Vision - Mission. These two little words could hardly be more misunderstood. It's odd. And worse, it's debilitating for the organizations suffering under the misunderstanding. Here are some of the common misapprehensions:

1) "Vision and Mission generally mean the same thing." Nope. I frequently hear people refer to their "vision/mission" or sometimes their "mission/vision." While it's true that an organization's vision statement and mission statement rely on each other so fundamentally that the organization should have both and should use them together, the two statements are quite different. We'll get to how below.

2) "We only have a mission statement." Not good. This implies that the vision statement isn't really important, but to me signals that the organization simply doesn't know what a vision statement is (and why it's important) so, of course, they don't have one.

3) "Vision - mission, whatever." Yikes. This world-weary attitude signals that the organization has given up entirely on expressing the two most fundamental aspects of itself - and usually this is for one of two reasons: either the organization is too busy (read, too in the weeds) to make time for them or because it has no idea how to express them in a meaningful way. Past attempts have likely resulted in something more like slogans, which haven't had the gravitas to last - so they gave up all together.

All of the above result in an incredible amount of busy-ness - lots of running around doing, or maybe just lots of running around, but without meaningful result. How can two little words - vision and mission - amount to the difference between effective and not in an organization?

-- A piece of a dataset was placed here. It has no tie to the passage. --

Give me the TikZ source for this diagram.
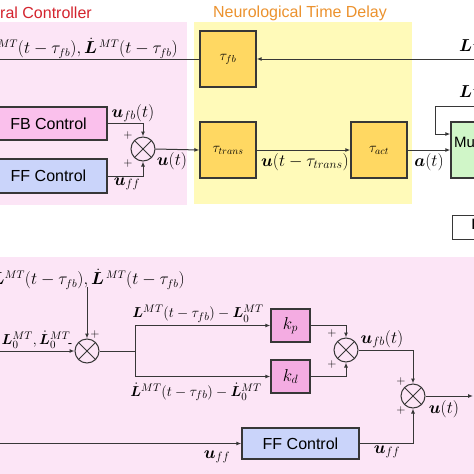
\documentclass[tikz,border=0pt]{standalone}
\usepackage{amsmath,bm}
\usepackage[no-math]{fontspec}
\setmainfont{Liberation Sans}
\usetikzlibrary{arrows.meta}
\definecolor{ncpink}{RGB}{252,229,246}
\definecolor{ntyellow}{RGB}{255,250,185}
\definecolor{delayfill}{RGB}{255,216,98}
\definecolor{fbfill}{RGB}{250,192,236}
\definecolor{kfill}{RGB}{244,172,226}
\definecolor{fffill}{RGB}{202,212,250}
\definecolor{musfill}{RGB}{208,246,200}
\definecolor{titlered}{RGB}{212,36,46}
\definecolor{titleorange}{RGB}{236,146,46}
\definecolor{linecol}{RGB}{55,55,55}
\tikzset{
  arr/.style={draw=linecol,line width=1pt,-{Latex[length=5pt,width=4pt]}},
  wire/.style={draw=linecol,line width=1pt},
  box/.style={draw=linecol,line width=1.3pt,inner sep=0pt,font=\fontsize{16}{19}\selectfont},
  delaybox/.style={box,fill=delayfill,minimum width=56pt,minimum height=56pt,font=\fontsize{14}{16}\selectfont},
  kbox/.style={box,fill=kfill,minimum width=39pt,minimum height=33pt,font=\fontsize{17}{19}\selectfont},
  sumnode/.style={circle,draw=linecol,line width=1pt,minimum size=24pt,inner sep=0pt},
  lbl/.style={inner sep=0pt,font=\fontsize{16.5}{19}\selectfont},
  lblw/.style={inner sep=0pt,font=\fontsize{16}{19}\selectfont},
  lbls/.style={inner sep=0pt,font=\fontsize{15}{18}\selectfont},
  pm/.style={inner sep=0pt,font=\fontsize{13}{15}\selectfont},
  title/.style={inner sep=0pt,font=\fontsize{16}{19}\selectfont}
}
\newcommand{\xsum}[1]{\draw[wire] (#1.north west) -- (#1.south east) (#1.north east) -- (#1.south west);}
\begin{document}
\begin{tikzpicture}[x=1pt,y=-1pt]
\clip (0,0) rectangle (474,474);
\fill[white] (0,0) rectangle (474,474);
% regions
\fill[ncpink] (-20,22) rectangle (187,205);
\fill[ntyellow] (194,22) rectangle (412,204);
\fill[ncpink] (-20,257) rectangle (494,494);
% titles
\node[title,text=titlered,anchor=east] (t1) at (92,13) {Neural Controller};
\node[title,text=titleorange] (t2) at (300,13) {Neurological Time Delay};
% ---------- top ----------
\node[delaybox] (taufb) at (228,59) {$\tau_{fb}$};
\node[delaybox] (tautrans) at (228,150) {$\tau_{trans}$};
\node[delaybox] (tauact) at (379,150) {$\tau_{act}$};
\node[box,fill=fbfill,minimum width=117pt,minimum height=33pt] (fb) at (48.5,123.5) {FB Control};
\node[box,fill=fffill,minimum width=117pt,minimum height=34pt] (ff) at (48.5,176) {FF Control};
\node[sumnode] (s1) at (143,149) {};
\xsum{s1}
\node[box,fill=musfill,minimum width=69pt,minimum height=56pt] (mus) at (485.5,150) {};
\node[anchor=west,inner sep=0pt,font=\fontsize{15}{17}\selectfont] (musl) at (454,142) {Muscle-Tendon};
\node[box,fill=white,line width=1pt,minimum width=96pt,minimum height=24pt] (body) at (500,227) {};
\node[anchor=west,inner sep=0pt,font=\fontsize{15}{17}\selectfont\bfseries] (bodyl) at (471.5,226) {Body};
\coordinate (qr) at (480,59);
\coordinate (ql) at (-5,59);
\coordinate (lpr) at (480,106);
\coordinate (lpc) at (435,134);
\draw[arr] (qr) -- (taufb.east);
\draw[wire] (taufb.west) -- (ql);
\draw[arr] (fb.east) -| (s1.north);
\draw[arr] (ff.east) -| (s1.south);
\draw[arr] (s1.east) -- (tautrans.west);
\draw[arr] (tautrans.east) -- (tauact.west);
\draw[arr] (tauact.east) -- (mus.west);
\draw[arr] (lpr) -| (lpc) -- (lpc -| mus.west);
% top labels
\node[lblw,anchor=east] (lt) at (178,48) {$\bm{L}^{MT}(t-\tau_{fb}),\dot{\bm{L}}^{\,MT}(t-\tau_{fb})$};
\node[lbl,anchor=west] (lr1) at (459,46) {$\bm{L}^{MT}(t),\dot{\bm{L}}^{MT}(t)$};
\node[lbl,anchor=west] (lr2) at (459,92) {$\bm{L}^{MT}(t)$};
\node[lbl] (ufb1) at (133,113) {$\bm{u}_{fb}(t)$};
\node[lbl] (uff1) at (127,184) {$\bm{u}_{ff}$};
\node[lbl] (ut1) at (172,161) {$\bm{u}(t)$};
\node[lbl] (utr) at (305,162) {$\bm{u}(t-\tau_{trans})$};
\node[lbl] (at) at (429,162) {$\bm{a}(t)$};
\node[pm] (p1) at (128,135) {$+$};
\node[pm] (p2) at (128,163) {$+$};
% ---------- bottom ----------
\node[sumnode] (s2) at (87,351) {};
\xsum{s2}
\node[kbox] (kp) at (290.5,325.5) {$k_p$};
\node[kbox] (kd) at (290.5,376.5) {$k_d$};
\node[sumnode] (s3) at (346,350) {};
\xsum{s3}
\node[sumnode] (s4) at (413,396) {};
\xsum{s4}
\node[box,fill=fffill,minimum width=117pt,minimum height=31pt] (ff2) at (300.5,443.5) {FF Control};
\coordinate (btop) at (87,287);
\coordinate (bleft) at (-5,351);
\coordinate (br) at (135,351);
\coordinate (bout) at (473,396);
\coordinate (ffin) at (-5,443.5);
\draw[arr] (btop) -- (s2.north);
\draw[arr] (bleft) -- (s2.west);
\draw[wire] (s2.east) -- (br);
\draw[arr] (br) |- (kp.west);
\draw[arr] (br) |- (kd.west);
\draw[arr] (kp.east) -| (s3.north);
\draw[arr] (kd.east) -| (s3.south);
\draw[arr] (s3.east) -| (s4.north);
\draw[arr] (ff2.east) -| (s4.south);
\draw[arr] (s4.east) -- (bout);
\draw[arr] (ffin) -- (ff2.west);
% bottom labels
\node[lblw,anchor=east] (lb) at (185,279) {$\bm{L}^{MT}(t-\tau_{fb}),\dot{\bm{L}}^{\,MT}(t-\tau_{fb})$};
\node[lbls] (l0) at (36,340) {$\bm{L}_0^{MT},\dot{\bm{L}}_0^{MT}$};
\node[pm] (m0) at (70,346) {-};
\node[pm] (p3) at (95,334) {$+$};
\node[lbls] (lkp) at (198,314) {$\bm{L}^{MT}(t-\tau_{fb})-\bm{L}_0^{MT}$};
\node[lbls] (lkd) at (196,392) {$\dot{\bm{L}}^{MT}(t-\tau_{fb})-\dot{\bm{L}}_0^{MT}$};
\node[pm] (p4) at (332,333) {$+$};
\node[pm] (p5) at (332,364) {$+$};
\node[lbl] (ufb2) at (382,339) {$\bm{u}_{fb}(t)$};
\node[pm] (p6) at (401,381) {$+$};
\node[pm] (p7) at (401,410) {$+$};
\node[lbl] (ut2) at (444,409) {$\bm{u}(t)$};
\node[lbl] (uff2) at (387,452) {$\bm{u}_{ff}$};
\node[lbl] (uff3) at (217,457) {$\bm{u}_{ff}$};
\end{tikzpicture}
\end{document}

How can that be possible?

It is possible. Eminently so. Here's why.

All organizations (dare I say, all groups of people) operate best when everyone involved understands the answers to the two fundamental questions the vision and mission statements answer:

1) Why does the organization exist, for what desired future condition?
2) What is the specific and perhaps unique way the organization has chosen to work toward this future? Or more simply, what does the organization do and for whom?

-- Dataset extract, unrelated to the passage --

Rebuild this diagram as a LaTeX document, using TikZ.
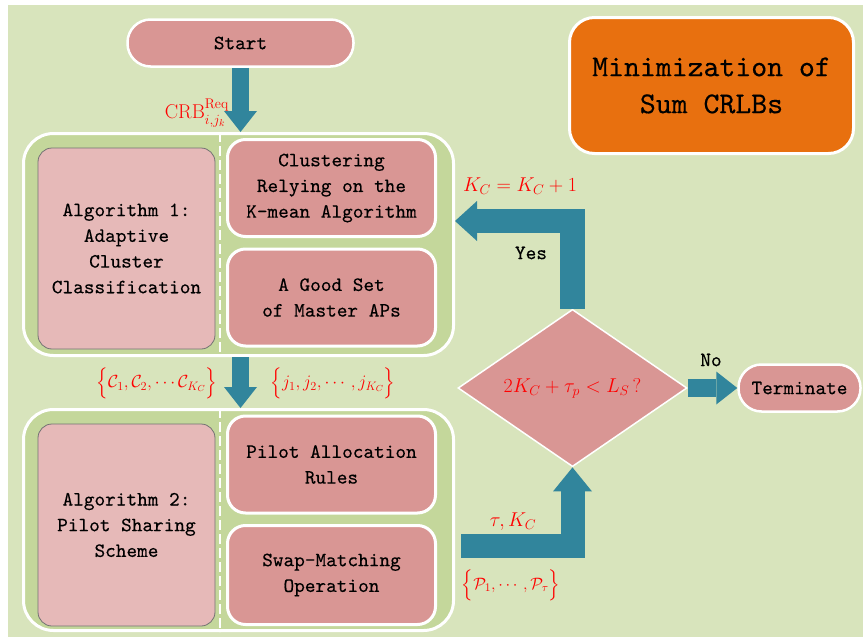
\RequirePackage{fix-cm}
\documentclass[tikz,border=0pt]{standalone}
\usepackage{amsmath}
\usepackage{fontspec}
\newfontfamily\bodyttf{lmmono10-regular.otf}[FakeBold=0.3]
\usetikzlibrary{shapes.geometric,arrows.meta,calc}
\definecolor{bgc}{HTML}{D8E4BC}
\definecolor{outc}{HTML}{C4D79B}
\definecolor{algc}{HTML}{E6B9B8}
\definecolor{stc}{HTML}{D99694}
\definecolor{orc}{HTML}{E8700F}
\definecolor{arc}{HTML}{31859C}
\newcommand\bodyfont{\bodyttf\fontsize{20.3}{25.7}\selectfont}
\newcommand\titlefont{\bodyttf\fontsize{30.3}{37}\selectfont}
\newcommand\mfont{\fontsize{20}{24}\selectfont}
\newcommand\sfontset{\fontsize{17.5}{21}\selectfont}
\newcommand\pfontset{\fontsize{16.5}{20}\selectfont}
\tikzset{
  outerbox/.style={draw=white, line width=3pt, fill=outc, rounded corners=30pt,
    minimum width=430pt, minimum height=222pt, inner sep=0pt},
  algbox/.style={draw=black!55, line width=0.8pt, fill=algc, rounded corners=14pt,
    minimum width=177pt, minimum height=201pt, align=center, font=\bodyfont},
  stepbox/.style={draw=white, line width=3pt, fill=stc, rounded corners=18pt,
    minimum width=208pt, minimum height=97pt, align=center, font=\bodyfont},
  pillbox/.style={draw=white, line width=2.5pt, fill=stc, rounded corners=23pt,
    minimum height=47pt, font=\bodyfont},
  bigarrow/.style={draw=arc, line join=miter},
  lbl/.style={text=red, font=\mfont, inner sep=1pt},
  plain/.style={font=\bodyfont, inner sep=1pt},
}
\begin{document}
\begin{tikzpicture}[x=1pt,y=-1pt]
\useasboundingbox (0,0) rectangle (863,637);
\fill[bgc] (8,5) rectangle (863,637);

% title
\node[draw=white, line width=3pt, fill=orc, rounded corners=25pt,
  minimum width=284pt, minimum height=136pt, align=center, font=\titlefont]
  (title) at (711.5,85.5) {Minimization of\\Sum CRLBs};

% start
\node[pillbox, minimum width=226pt] (start) at (240.5,43) {Start};

% block 1
\node[outerbox] (out1) at (238.5,244.5) {};
\draw[white, line width=2pt, dash pattern=on 10pt off 4pt]
  ([xshift=-18.5pt]out1.north) -- ([xshift=-18.5pt]out1.south);
\node[algbox] (alg1) at (126.5,248.5) {Algorithm 1:\\Adaptive\\Cluster\\Classification};
\node[stepbox] (clus) at (331.5,188) {Clustering\\Relying on the\\K-mean Algorithm};
\node[stepbox] (good) at (331.5,297.5) {A Good Set\\of Master APs};

% block 2
\node[outerbox, minimum height=221pt] (out2) at (238.5,520) {};
\draw[white, line width=2pt, dash pattern=on 10pt off 4pt]
  ([xshift=-18.5pt]out2.north) -- ([xshift=-18.5pt]out2.south);
\node[algbox, minimum height=202pt] (alg2) at (126.5,525) {Algorithm 2:\\Pilot Sharing\\Scheme};
\node[stepbox] (pilot) at (331.5,464.5) {Pilot Allocation\\Rules};
\node[stepbox, minimum height=99pt] (swap) at (331.5,575) {Swap-Matching\\Operation};

% decision
\node[diamond, draw=white, line width=1.5pt, fill=stc, minimum width=229pt,
  minimum height=135pt, inner sep=0pt, text=red, font=\mfont]
  (dia) at (572.5,388) {$2K_C+\tau_p<L_S\,?$};

% terminate
\node[pillbox, minimum width=122pt] (term) at (799.5,388) {Terminate};

% arrows
\draw[bigarrow, line width=17pt, -{Triangle[width=33pt,length=21pt,line width=0pt]}]
  (start.south) -- (start.south |- out1.north);
\draw[bigarrow, line width=17pt, -{Triangle[width=33pt,length=21pt,line width=0pt]}]
  (start.south |- out1.south) -- (start.south |- out2.north);
\coordinate (yk) at (0,221);
\draw[bigarrow, line width=24.5pt, -{Triangle[width=40pt,length=22pt,line width=0pt]}]
  (dia.north) |- (out1.east |- yk);
\draw[bigarrow, line width=18pt, -{Triangle[width=33pt,length=21pt,line width=0pt]}]
  (dia.east) -- (term.west);
\coordinate (tkstart) at (461,546);
\draw[bigarrow, line width=24pt, -{Triangle[width=39pt,length=24pt,line width=0pt]}]
  (tkstart) -| (dia.south);

% labels
\node[lbl, anchor=east] (crb) at (230,113) {$\mathrm{CRB}^{\mathrm{Req}}_{i,j_k}$};
\node[lbl, font=\sfontset] (cset) at (157,383) {$\Big\{\mathcal{C}_1,\mathcal{C}_2,\cdots\mathcal{C}_{K_C}\Big\}$};
\node[lbl, font=\sfontset] (jset) at (333,383) {$\Big\{j_1,j_2,\cdots,j_{K_C}\Big\}$};
\node[lbl] (kinc) at (520,186) {$K_C=K_C+1$};
\node[plain] (yes) at (531,253) {Yes};
\node[plain] (no) at (711,360) {No};
\node[lbl] (tauk) at (513,522) {$\tau,K_C$};
\node[lbl, font=\pfontset] (pset) at (511,585) {$\Big\{\mathcal{P}_1,\cdots,\mathcal{P}_\tau\Big\}$};
\end{tikzpicture}
\end{document}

Without clear answers to these essential questions, the people in the organization may work hard, but without the larger context that gives meaning to that work. This is like saying "let's get ready for a trip," without specifying where we're going. And obviously, saying "we're going to be the best prepared travelers in the world" doesn't help much. The question still is "where are we going?"

In many organizations, the vision statement describes what the organization will look like at some future point. Being "the greatest coffee company in the world" may inspire the owners or shareholders of said coffee company and may be an important thing to make clear to employees, but a real vision statement speaks to what the world will look like in the future as a result of the organization's work. This is what attracts people to an organization - especially nonprofit organizations.

The vision statement describes the desired future that inspires its work, which hopefully is more than simply being the best at what it does. The vision statement speaks to our hearts and to our imaginations. And a good one is so easy to recognize that it can never be forgotten. That's a vision statement doing its job.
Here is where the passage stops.